The LTV ratio represents the percentage of the collateral’s value that the lender is willing to advance as a loan principal. Lenders rarely permit an LTV of 100% because they must factor in the costs of liquidation and potential market depreciation.
For residential real estate, LTVs peak around 80%, while investment properties or vacant land may be capped near 65% to 70%. Inventory and equipment command lower advance rates, often between 50% and 75% of their net orderly liquidation value.
The difference between the loan amount and the collateral’s full value is the equity cushion necessary to absorb legal fees and holding costs during a default scenario.

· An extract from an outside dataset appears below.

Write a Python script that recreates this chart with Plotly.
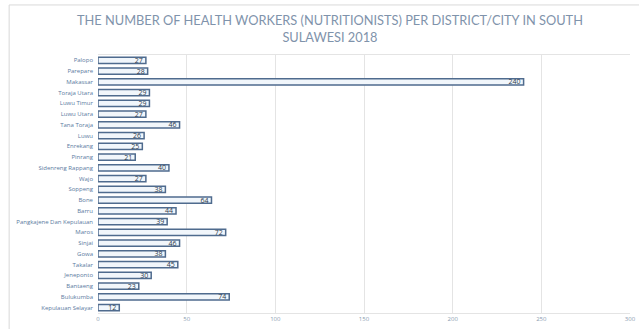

This buffer protects the lender against market fluctuations and the transaction costs associated with a forced sale.
The final step in securing the loan is the legal process of “perfection,” which establishes the lender’s claim over the collateral against all other creditors. Perfection ensures the lender’s priority in the event of the borrower’s bankruptcy or insolvency.
For most personal property and business assets, perfection is achieved by filing a UCC-1 Financing Statement with the relevant Secretary of State’s office. This public notice, governed by the Uniform Commercial Code (UCC), legally identifies the collateral and the secured party.
The UCC-1 filing grants the lender a specific date and time stamp, which determines their priority position relative to other claimants. For real estate collateral, the process requires the recording of a Deed of Trust or a Mortgage in the county recorder’s office.
This recording gives constructive notice to the public of the security interest attached to the legal title. Failure to properly perfect a security interest means the lender is relegated to the status of an unsecured creditor, jeopardizing their ability to recover losses upon default.